Several weeks ago I had coffee with a close friend, someone I met during my teaching years as a young man fresh out of college.
Back in the day, we would have long, intense and profound conversations, oral and written—“kwentuhang buhay,” we called them.
These conversations happened at the time of handwritten letters, when one did not hide one’s thoughts and feelings, opinions, hopes and fears, joys and pains, dreams and despairs, behind the anonymity of social media alias.
At one point, she talked about marriage as a relationship that created and lived in sacred space.
She said it was from this sacred space that the two in the relationship emerged to love and serve others.
Her idea resonated with me: a sacred space from which one emerges to share with others greater love and greater service.
This Sunday’s Gospel focuses on the two greatest commandments in our Christian faith and the Jewish tradition: “You shall love the Lord, your God, with all your heart, with all your soul, and with all your mind. This is the greatest and the first commandment. The second is like it: You shall love your neighbor as yourself.”
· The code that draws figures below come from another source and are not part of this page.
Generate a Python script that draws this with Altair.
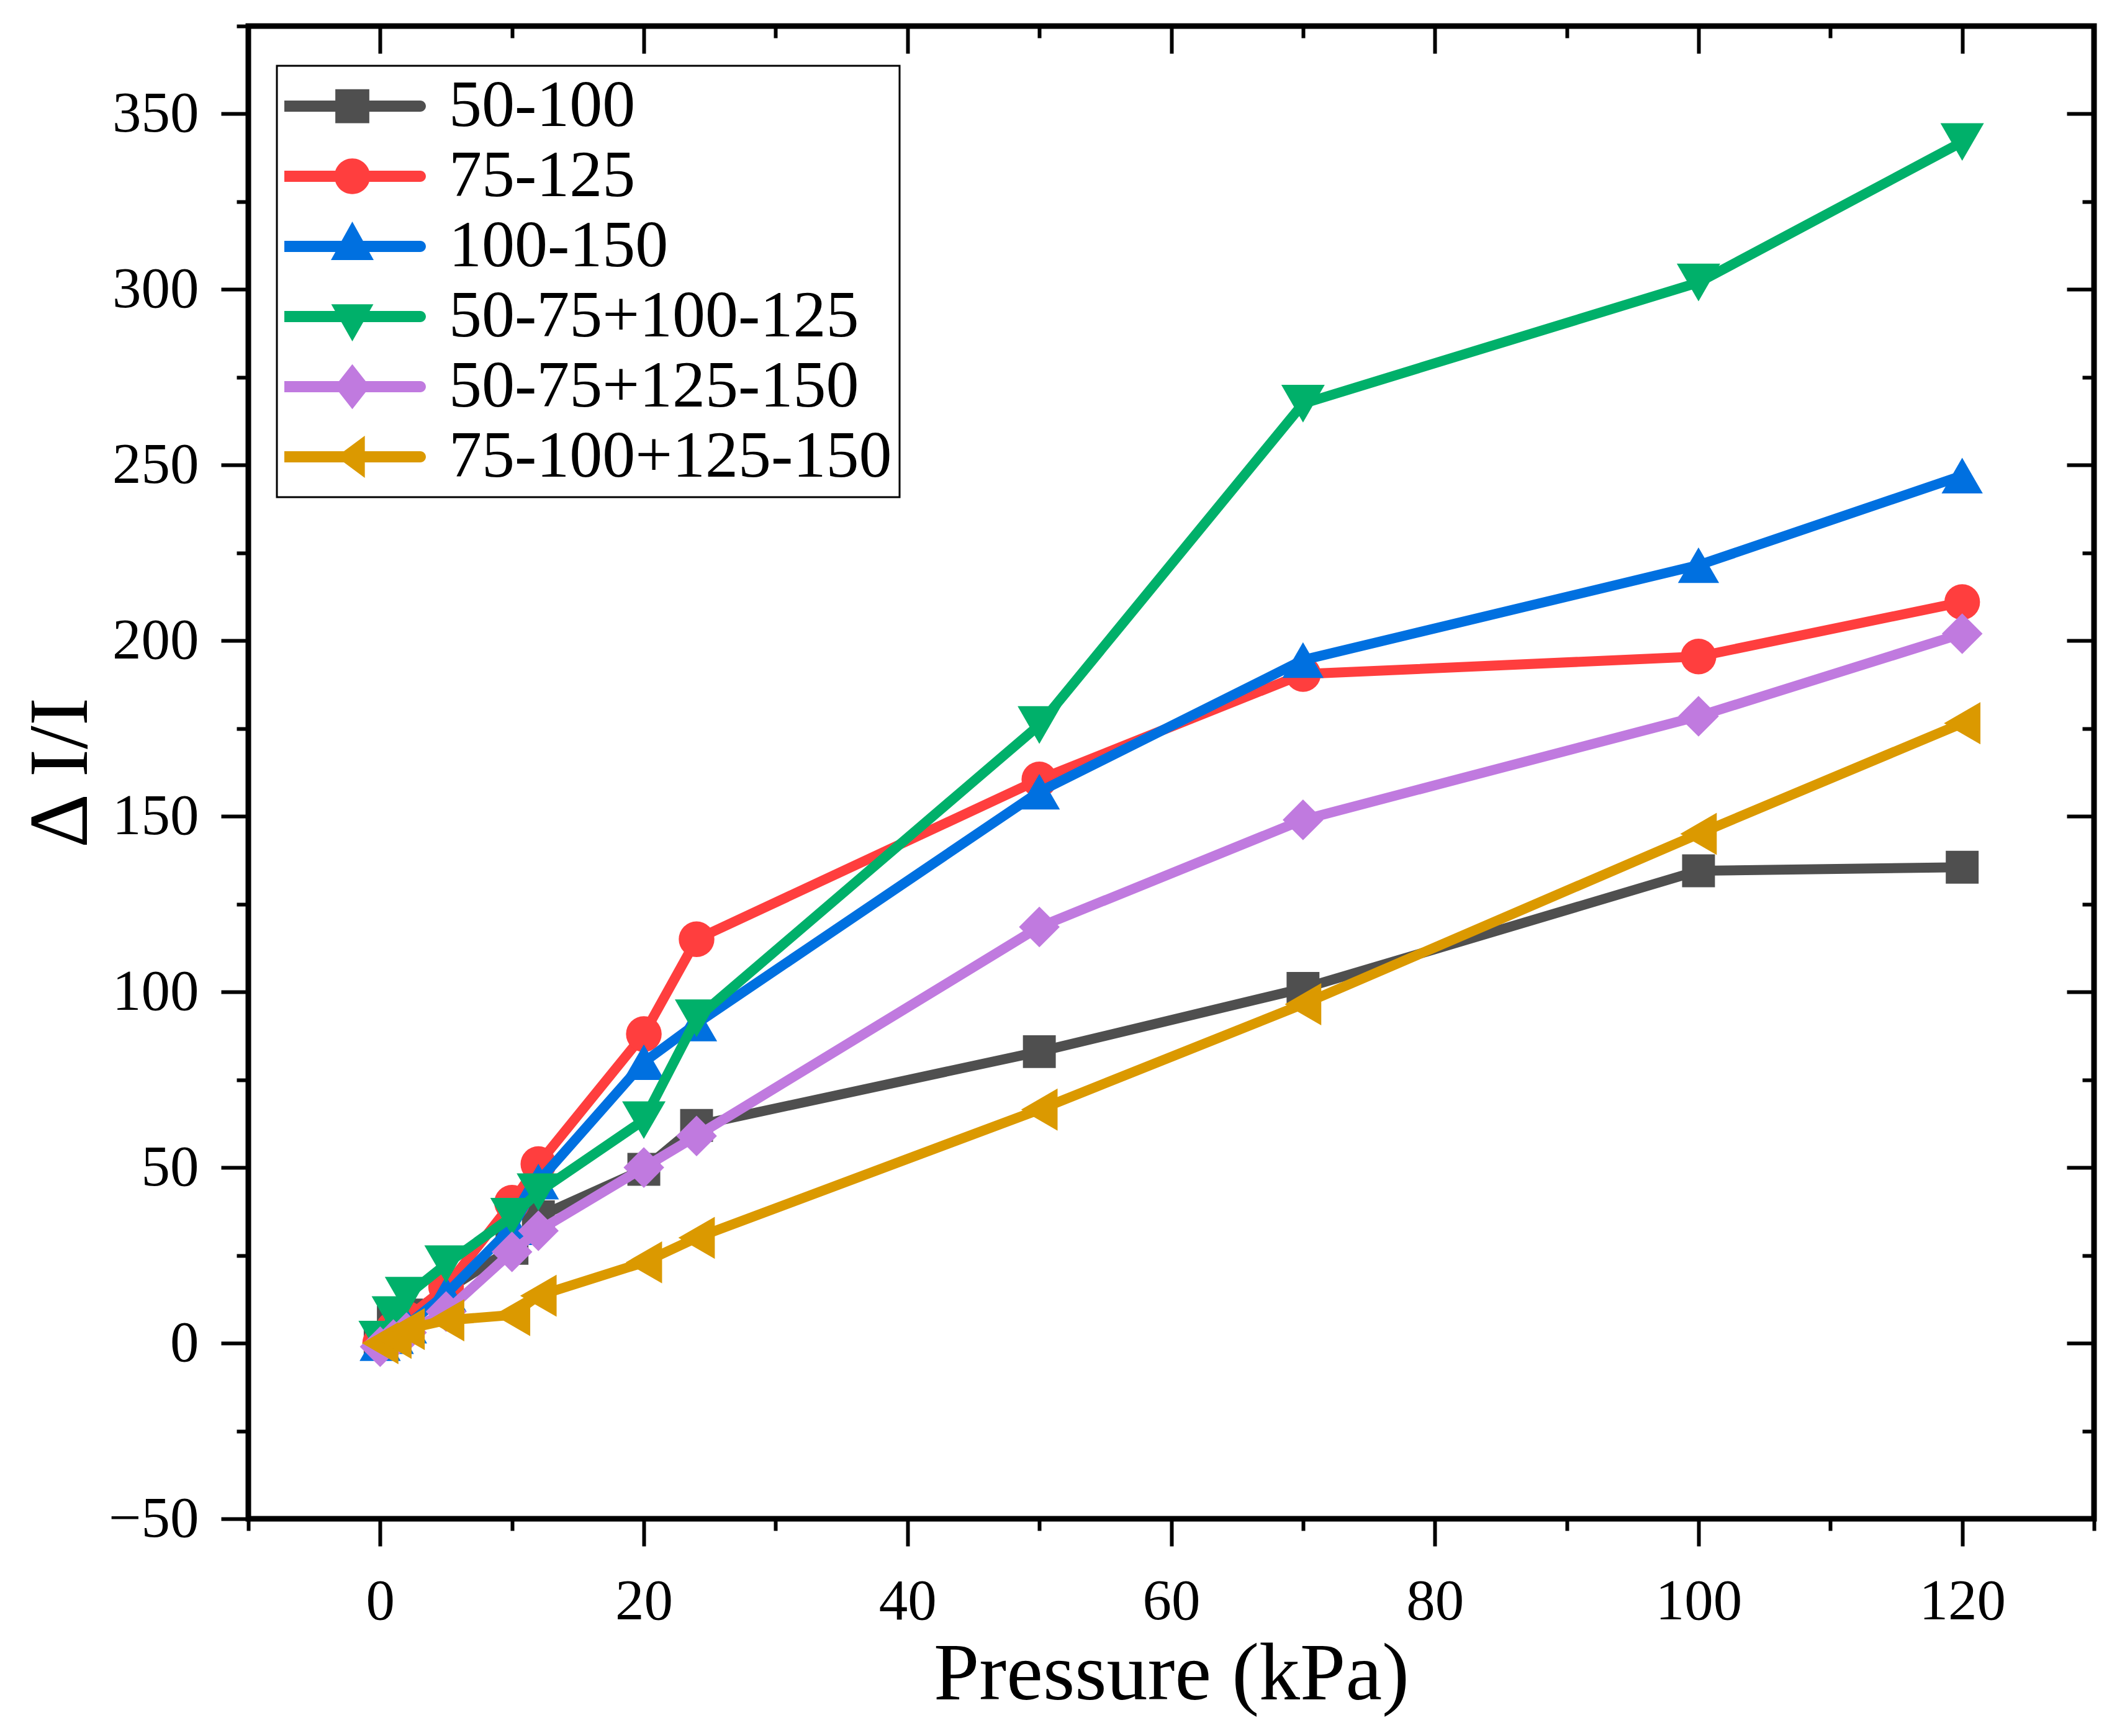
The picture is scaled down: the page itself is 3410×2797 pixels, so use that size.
import altair as alt
import pandas as pd

# ---------------- data ----------------
pressure = [0, 1, 2, 5, 10, 12, 20, 24, 50, 70, 100, 120]
series_names = ["50-100", "75-125", "100-150", "50-75+100-125", "50-75+125-150", "75-100+125-150"]
s_50_100 = [1, 6, 8, 15, 27, 36, 49.5, 62, 83, 101, 134.5, 135.5]
s_75_125 = [0, 4, 7, 16, 40, 51, 88, 115, 160.5, 190.5, 195.5, 211]
s_100_150 = [0, 2, 5, 14, 33, 46, 80, 91, 157, 194.5, 221.5, 247]
s_50_75_100_125 = [1, 8, 13.5, 22.5, 36, 43, 63.5, 92.5, 176, 267.5, 302, 342]
s_50_75_125_150 = [-1, 1, 3, 9, 26, 32, 50, 59, 118.5, 149, 178.5, 202]
s_75_100_125_150 = [0, 1.5, 4, 6.5, 8, 13.5, 23, 30, 66.5, 96.5, 145, 176.5]
all_series = [s_50_100, s_75_125, s_100_150, s_50_75_100_125, s_50_75_125_150, s_75_100_125_150]

x_major = [0, 20, 40, 60, 80, 100, 120]
x_minor = [-10, 10, 30, 50, 70, 90, 110, 130]
y_major = [-50, 0, 50, 100, 150, 200, 250, 300, 350]
y_minor = [-25, 25, 75, 125, 175, 225, 275, 325, 375]

# ---------------- styles ----------------
colors = ["#4F4F4F", "#FF3E3E", "#0070E0", "#00B06A", "#C07ADF", "#DB9900"]
shapes = ["square", "circle", "triangle-up", "triangle-down", "diamond", "triangle-left"]
sizes = [2800, 3300, 4400, 4900, 4300, 4600]

T = 0.082
LINE = f"M-1,-{T}L1,-{T}A{T} {T} 0 0 1 1,{T}L-1,{T}A{T} {T} 0 0 1 -1,-{T}Z"
legend_paths = [
    LINE + "M-0.25,-0.25L0.25,-0.25L0.25,0.25L-0.25,0.25Z",
    LINE + "M-0.262,0A0.262 0.262 0 1 1 0.262,0A0.262 0.262 0 1 1 -0.262,0Z",
    LINE + "M0,-0.365L0.315,0.2L-0.315,0.2Z",
    LINE + "M-0.31,-0.18L0.31,-0.18L0,0.365Z",
    LINE + "M0,-0.33L0.26,0L0,0.33L-0.26,0Z",
    LINE + "M-0.234,0L0.184,-0.31L0.184,0.31Z",
]

FONT = "Liberation Serif"

rows = []
for name, vals in zip(series_names, all_series):
    for p, v in zip(pressure, vals):
        rows.append({"series": name, "pressure": p, "value": v})
df = pd.DataFrame(rows)

xscale = alt.Scale(domain=[-10, 130], nice=False, zero=False)
yscale = alt.Scale(domain=[-50, 375], nice=False, zero=False)

common_axis = dict(domain=False, grid=False, tickColor="black", tickWidth=6,
                   labelFont=FONT, titleFont=FONT, labelColor="black", titleColor="black",
                   titleFontWeight="normal", labelFlush=False, labelOverlap=False)

x_axes = [
    alt.Axis(orient="bottom", values=x_major, tickSize=44, labels=True, labelFontSize=93,
             labelPadding=44, title="Pressure (kPa)", titleFontSize=132, titlePadding=6, **common_axis),
    alt.Axis(orient="bottom", values=x_minor, tickSize=19, labels=False, title=None, **common_axis),
    alt.Axis(orient="top", values=x_major, tickSize=44, offset=-44, labels=False, title=None, **common_axis),
    alt.Axis(orient="top", values=x_minor, tickSize=19, offset=-19, labels=False, title=None, **common_axis),
]
y_axes = [
    alt.Axis(orient="left", values=y_major, tickSize=44, labels=True, labelFontSize=93,
             labelPadding=36, title="Δ I/I", titleFontSize=136, titlePadding=32, **common_axis),
    alt.Axis(orient="left", values=y_minor, tickSize=19, labels=False, title=None, **common_axis),
    alt.Axis(orient="right", values=y_major, tickSize=44, offset=-44, labels=False, title=None, **common_axis),
    alt.Axis(orient="right", values=y_minor, tickSize=19, offset=-19, labels=False, title=None, **common_axis),
]

layers = []
for i, name in enumerate(series_names):
    xa = x_axes[i] if i < len(x_axes) else None
    ya = y_axes[i] if i < len(y_axes) else None
    layer = (
        alt.Chart(df)
        .transform_filter(alt.datum.series == name)
        .mark_line(
            color=colors[i], strokeWidth=16,
            point=alt.OverlayMarkDef(shape=shapes[i], size=sizes[i], filled=True,
                                     color=colors[i], opacity=1),
        )
        .encode(
            x=alt.X("pressure:Q", scale=xscale, axis=xa),
            y=alt.Y("value:Q", scale=yscale, axis=ya),
        )
    )
    layers.append(layer)

legend_kw = dict(
    title=None, orient="none", legendX=46, legendY=64,
    labelFont=FONT, labelFontSize=106, labelColor="black", labelOffset=46,
    symbolSize=47961, symbolStrokeWidth=0, symbolOpacity=1,
    clipHeight=106, rowPadding=7, padding=12, strokeColor="black", fillColor="white",
    labelLimit=2000,
)

legend_layer = (
    alt.Chart(df)
    .transform_filter("false")
    .mark_point(filled=True, strokeWidth=0)
    .encode(
        x=alt.X("pressure:Q", scale=xscale, axis=None),
        y=alt.Y("value:Q", scale=yscale, axis=None),
        color=alt.Color("series:N", scale=alt.Scale(domain=series_names, range=colors),
                        legend=alt.Legend(**legend_kw)),
        shape=alt.Shape("series:N", scale=alt.Scale(domain=series_names, range=legend_paths),
                        legend=alt.Legend(**legend_kw)),
    )
)
layers.append(legend_layer)

chart = (
    alt.layer(*layers)
    .resolve_axis(x="independent", y="independent")
    .properties(
        width=2973, height=2405,
        autosize=alt.AutoSizeParams(type="none"),
        padding={"left": 392, "top": 34, "right": 21, "bottom": 340},
    )
    .configure_view(stroke="black", strokeWidth=9)
    .configure_legend(strokeWidth=3)
)

chart.save("out.html", embed_options={"renderer": "svg", "actions": False})
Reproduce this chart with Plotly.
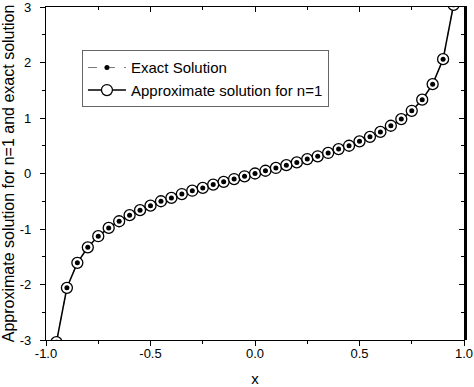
import plotly.graph_objects as go

x_vals = [-0.95, -0.90, -0.85, -0.80, -0.75, -0.70, -0.65, -0.60, -0.55, -0.50,
          -0.45, -0.40, -0.35, -0.30, -0.25, -0.20, -0.15, -0.10, -0.05, 0.00,
          0.05, 0.10, 0.15, 0.20, 0.25, 0.30, 0.35, 0.40, 0.45, 0.50,
          0.55, 0.60, 0.65, 0.70, 0.75, 0.80, 0.85, 0.90, 0.95]
exact = [-3.04, -2.06, -1.61, -1.33, -1.13, -0.98, -0.86, -0.75, -0.66, -0.58,
         -0.50, -0.44, -0.37, -0.31, -0.26, -0.20, -0.15, -0.10, -0.05, 0.00,
         0.05, 0.10, 0.15, 0.20, 0.26, 0.31, 0.37, 0.44, 0.50, 0.58,
         0.66, 0.75, 0.86, 0.98, 1.13, 1.33, 1.61, 2.06, 3.04]
approx_n1 = [-3.04, -2.06, -1.61, -1.33, -1.13, -0.98, -0.86, -0.75, -0.66, -0.58,
             -0.50, -0.44, -0.37, -0.31, -0.26, -0.20, -0.15, -0.10, -0.05, 0.00,
             0.05, 0.10, 0.15, 0.20, 0.26, 0.31, 0.37, 0.44, 0.50, 0.58,
             0.66, 0.75, 0.86, 0.98, 1.13, 1.33, 1.61, 2.06, 3.04]
x_ticks = [-1.0, -0.5, 0.0, 0.5, 1.0]
x_tick_text = ["-1.0", "-0.5", "0.0", "0.5", "1.0"]
y_ticks = [-3, -2, -1, 0, 1, 2, 3]
y_tick_text = ["-3", "-2", "-1", "0", "1", "2", "3"]

FONT = "Arial, 'Liberation Sans', sans-serif"

fig = go.Figure()
fig.add_trace(go.Scatter(
    x=x_vals, y=exact, mode="lines+markers", name="Exact Solution",
    line=dict(color="#777777", width=1, dash="dash"),
    marker=dict(symbol="circle", size=5, color="black"),
))
fig.add_trace(go.Scatter(
    x=x_vals, y=approx_n1, mode="lines+markers", name="Approximate solution for n=1",
    line=dict(color="black", width=1.5),
    marker=dict(symbol="circle", size=11, color="white", line=dict(color="black", width=1.3)),
))
fig.add_trace(go.Scatter(
    x=x_vals, y=exact, mode="markers", showlegend=False, hoverinfo="skip",
    marker=dict(symbol="circle", size=5, color="black"),
))
# transparent trace so the mirrored (top/right) tick axes are rendered
fig.add_trace(go.Scatter(
    x=x_vals, y=exact, xaxis="x2", yaxis="y2", mode="markers",
    showlegend=False, hoverinfo="skip", marker=dict(size=1, color="rgba(0,0,0,0)"),
))

tick_common = dict(tickcolor="black", tickwidth=1.2, ticklen=5, automargin=False,
                   showgrid=False, zeroline=False, linecolor="black",
                   showline=True, ticklabeloverflow="allow")

fig.update_layout(
    width=474, height=387,
    margin=dict(l=46, r=10, t=7, b=47, pad=0, autoexpand=False),
    paper_bgcolor="white", plot_bgcolor="white",
    font=dict(family=FONT, color="black"),
    xaxis=dict(range=[-1, 1], tickvals=x_ticks, ticktext=x_tick_text, ticks="outside",
               tickfont=dict(family=FONT, size=13, color="black"), ticklabelstandoff=-4,
               mirror=True, linewidth=1.3,
               minor=dict(dtick=0.25, tick0=0, ticks="outside", ticklen=3, tickcolor="black", tickwidth=1.2),
               title=dict(text="x", font=dict(family=FONT, size=15), standoff=13),
               **tick_common),
    yaxis=dict(range=[-3, 3], tickvals=y_ticks, ticktext=y_tick_text, ticks="outside",
               tickfont=dict(family=FONT, size=13, color="black"), ticklabelstandoff=6,
               mirror=True, linewidth=1.3,
               minor=dict(dtick=0.5, tick0=0, ticks="outside", ticklen=3, tickcolor="black", tickwidth=1.2),
               title=dict(text="Approximate solution for n=1 and exact solution",
                          font=dict(family=FONT, size=16), standoff=1),
               **tick_common),
    xaxis2=dict(range=[-1, 1], overlaying="x", side="top", anchor="y", tickvals=x_ticks, ticks="inside",
                showticklabels=False, linewidth=1.3,
                minor=dict(dtick=0.25, tick0=0, ticks="inside", ticklen=3, tickcolor="black", tickwidth=1.2),
                **tick_common),
    yaxis2=dict(range=[-3, 3], overlaying="y", side="right", anchor="x", tickvals=y_ticks, ticks="inside",
                showticklabels=False, linewidth=2.5,
                minor=dict(dtick=0.5, tick0=0, ticks="inside", ticklen=3, tickcolor="black", tickwidth=1.2),
                **tick_common),
    legend=dict(x=0.086, y=0.87, xanchor="left", yanchor="top",
                bgcolor="white", bordercolor="#666666", borderwidth=1,
                font=dict(family=FONT, size=15, color="black"),
                tracegroupgap=0, itemwidth=38),
    showlegend=True,
)

fig.write_html("out.html", config={"displayModeBar": False},
               post_script="document.body.style.margin='0';")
These commandments bring our attention to two core elements or values of Christian life: one, that life is about our relationships and two, relationships are about loving.
Loving service
In Ignatian tradition, loving is expressed through deeds of loving service.
These commandments and their implications to our daily living give greater import to sacred space.
How do we create more and more sacred spaces in our relationships and in our life?
Last week, I met with a member of our curriculum development team for our master of arts (MA) program in education for public school teachers.
The main learning outcome, and more important, the performance outcome of the MA program was building caring communities in our schools.
We discussed the difficulty of moving from “theory” and personal insight into action, and how to integrate these learnings in the day-to-day.
On a personal level, it is an experience of renewal as a caring teacher who will realize his/her mission of loving his/her students into excellence.
It is also a conversion experience, a turning back to one’s identity and meaning and mission as a person and as a teacher.
I sense that all our relationships are about sacred space. If life is about relationships and loving relationships—with God, the self and others—then all loving relationships create sacred space where we can be home with our true self. The truth of who we are is in our loving relationships.
From this we can leave home renewed to love and to serve others and God.
After that conversation with my friend, the thought of sacred space kept me in awe the rest of the day and almost a whole week after.
Two or three days later, I wrote a note to my friend to thank her for the wonderful conversation: “Two things struck me and have kept me in awe since Monday. Sacred space, what we were longing for and searching for all these years…
“Truth, the fidelity and constancy of the truth to us and vice versa; and sacred space will not accept—or has no room—for non-truths and half-truths… Everything is about sacred space in our relationships… Wow! Home! We’re home!”
It was a moment of remembering—remembering what is a longing in the human heart and soul that asks the question, in the same way the scribe in today’s Gospel asks: “Teacher, which commandment in the law is the greatest?”
We must remember this moment when we seek what is the greatest. Often it is lost in the humdrum of day-to-day concerns. We lose sight of it or forget it as we confront and deal with the realities of life.
Our community is sacred space where we reconnect with our deepest truths and truth alone.
We go back home to this sacred space daily in our prayer; in acts of service, small or big, done with love; in simple silence when we stop to feel each other’s sacred presence; in privileged moments when we are blessed with special homecomings such as my coffee conversation with a close friend.
Sacred space provides the home we can go back to day in, day out, every moment we need to, to renew.
And in being renewed we become ready again to go out of the sacred space to love and serve God and others.